- _Source data_
══════

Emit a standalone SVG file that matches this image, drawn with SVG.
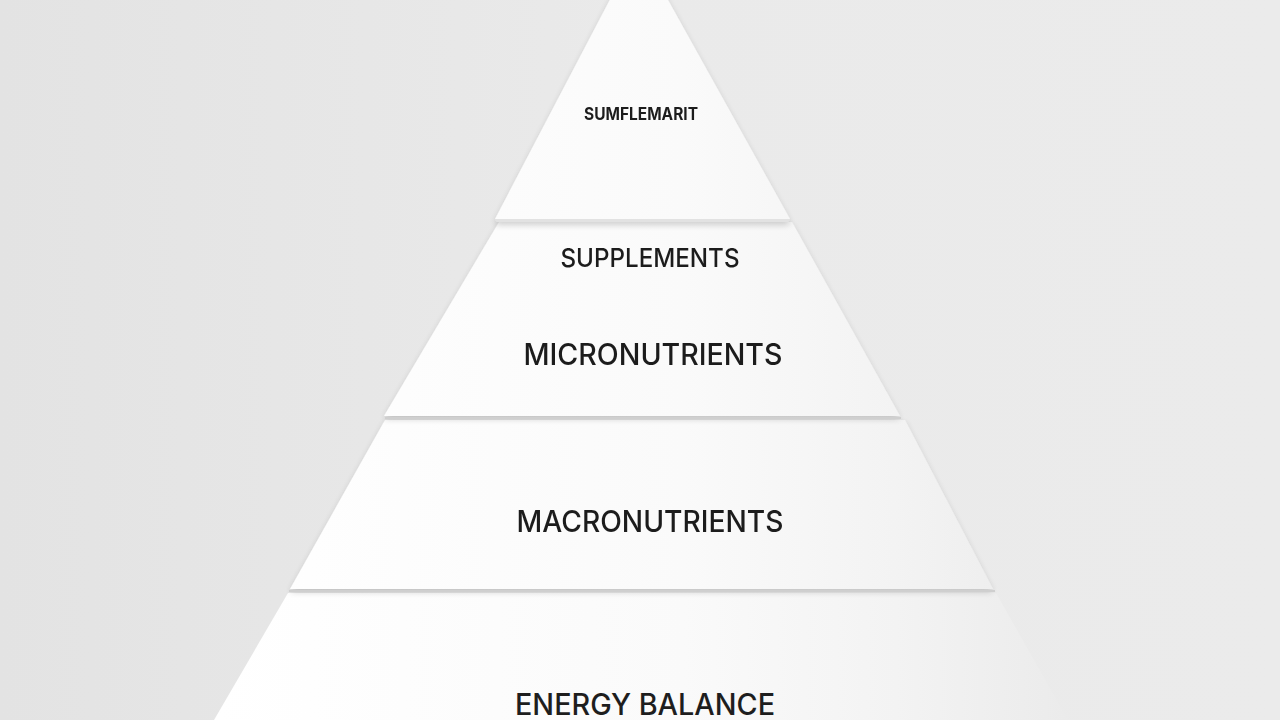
<svg xmlns="http://www.w3.org/2000/svg" width="1280" height="720" viewBox="0 0 1280 720">
<defs>
<linearGradient id="bg" x1="0" y1="0" x2="1" y2="0">
<stop offset="0" stop-color="#e3e3e3"/>
<stop offset="0.5" stop-color="#eaeaea"/>
<stop offset="1" stop-color="#ebebeb"/>
</linearGradient>
<linearGradient id="tier" gradientUnits="userSpaceOnUse" x1="216" y1="0" x2="1066" y2="0">
<stop offset="0" stop-color="#ffffff"/>
<stop offset="0.55" stop-color="#fafafa"/>
<stop offset="0.8" stop-color="#f3f3f3"/>
<stop offset="1" stop-color="#ebebeb"/>
</linearGradient>
<filter id="sh" x="-10%" y="-10%" width="120%" height="130%">
<feGaussianBlur in="SourceAlpha" stdDeviation="3"/>
<feOffset dx="0" dy="3" result="b"/>
<feComponentTransfer><feFuncA type="linear" slope="0.18"/></feComponentTransfer>
<feMerge><feMergeNode/><feMergeNode in="SourceGraphic"/></feMerge>
</filter>
<style>
.t{fill:url(#tier);}
.lbl{font-family:Inter,"Liberation Sans",sans-serif;font-weight:500;fill:#1e1e1e;text-anchor:middle;}
.top{font-weight:700;}
.sep{stroke:#cfcfcf;stroke-width:2;}
</style>
</defs>
<rect width="1280" height="720" fill="url(#bg)"/>
<g id="tier-energy">
<polygon class="t" points="288,593 996,593 1068,720 214,720"/>
<text class="lbl" x="645" y="715" font-size="30" textLength="260" lengthAdjust="spacingAndGlyphs">ENERGY BALANCE</text>
</g>
<g id="tier-macro" filter="url(#sh)">
<polygon class="t" points="385,420 905,420 993,589 290,589"/>
<text class="lbl" x="650" y="532" font-size="30" textLength="267" lengthAdjust="spacingAndGlyphs">MACRONUTRIENTS</text>
</g>
<g id="tier-micro" filter="url(#sh)">
<polygon class="t" points="499,222 792,222 900,416 384,416"/>
<text class="lbl" x="653" y="365" font-size="30" textLength="259" lengthAdjust="spacingAndGlyphs">MICRONUTRIENTS</text>
<text class="lbl" x="650" y="267" font-size="25" textLength="179" lengthAdjust="spacingAndGlyphs">SUPPLEMENTS</text>
</g>
<g id="tier-top" filter="url(#sh)">
<polygon class="t" points="638,-54 790,219 495,219"/>
<polygon points="495,219 790,219 788,222 497,222" fill="#e2e2e2"/>
<text class="lbl top" x="641" y="120" font-size="17" textLength="114" lengthAdjust="spacingAndGlyphs">SUMFLEMARIT</text>
</g>
<g id="connectors">
<line class="sep" x1="385" y1="418" x2="901" y2="418"/>
<line class="sep" x1="289" y1="591" x2="995" y2="591"/>
</g>
</svg>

══════

- _Required task_
Return the listing above in full and without alteration, excluding its pictures.

- _Response to the task_
Emit a standalone SVG file that matches this image, drawn with SVG.
<svg xmlns="http://www.w3.org/2000/svg" width="1280" height="720" viewBox="0 0 1280 720">
<defs>
<linearGradient id="bg" x1="0" y1="0" x2="1" y2="0">
<stop offset="0" stop-color="#e3e3e3"/>
<stop offset="0.5" stop-color="#eaeaea"/>
<stop offset="1" stop-color="#ebebeb"/>
</linearGradient>
<linearGradient id="tier" gradientUnits="userSpaceOnUse" x1="216" y1="0" x2="1066" y2="0">
<stop offset="0" stop-color="#ffffff"/>
<stop offset="0.55" stop-color="#fafafa"/>
<stop offset="0.8" stop-color="#f3f3f3"/>
<stop offset="1" stop-color="#ebebeb"/>
</linearGradient>
<filter id="sh" x="-10%" y="-10%" width="120%" height="130%">
<feGaussianBlur in="SourceAlpha" stdDeviation="3"/>
<feOffset dx="0" dy="3" result="b"/>
<feComponentTransfer><feFuncA type="linear" slope="0.18"/></feComponentTransfer>
<feMerge><feMergeNode/><feMergeNode in="SourceGraphic"/></feMerge>
</filter>
<style>
.t{fill:url(#tier);}
.lbl{font-family:Inter,"Liberation Sans",sans-serif;font-weight:500;fill:#1e1e1e;text-anchor:middle;}
.top{font-weight:700;}
.sep{stroke:#cfcfcf;stroke-width:2;}
</style>
</defs>
<rect width="1280" height="720" fill="url(#bg)"/>
<g id="tier-energy">
<polygon class="t" points="288,593 996,593 1068,720 214,720"/>
<text class="lbl" x="645" y="715" font-size="30" textLength="260" lengthAdjust="spacingAndGlyphs">ENERGY BALANCE</text>
</g>
<g id="tier-macro" filter="url(#sh)">
<polygon class="t" points="385,420 905,420 993,589 290,589"/>
<text class="lbl" x="650" y="532" font-size="30" textLength="267" lengthAdjust="spacingAndGlyphs">MACRONUTRIENTS</text>
</g>
<g id="tier-micro" filter="url(#sh)">
<polygon class="t" points="499,222 792,222 900,416 384,416"/>
<text class="lbl" x="653" y="365" font-size="30" textLength="259" lengthAdjust="spacingAndGlyphs">MICRONUTRIENTS</text>
<text class="lbl" x="650" y="267" font-size="25" textLength="179" lengthAdjust="spacingAndGlyphs">SUPPLEMENTS</text>
</g>
<g id="tier-top" filter="url(#sh)">
<polygon class="t" points="638,-54 790,219 495,219"/>
<polygon points="495,219 790,219 788,222 497,222" fill="#e2e2e2"/>
<text class="lbl top" x="641" y="120" font-size="17" textLength="114" lengthAdjust="spacingAndGlyphs">SUMFLEMARIT</text>
</g>
<g id="connectors">
<line class="sep" x1="385" y1="418" x2="901" y2="418"/>
<line class="sep" x1="289" y1="591" x2="995" y2="591"/>
</g>
</svg>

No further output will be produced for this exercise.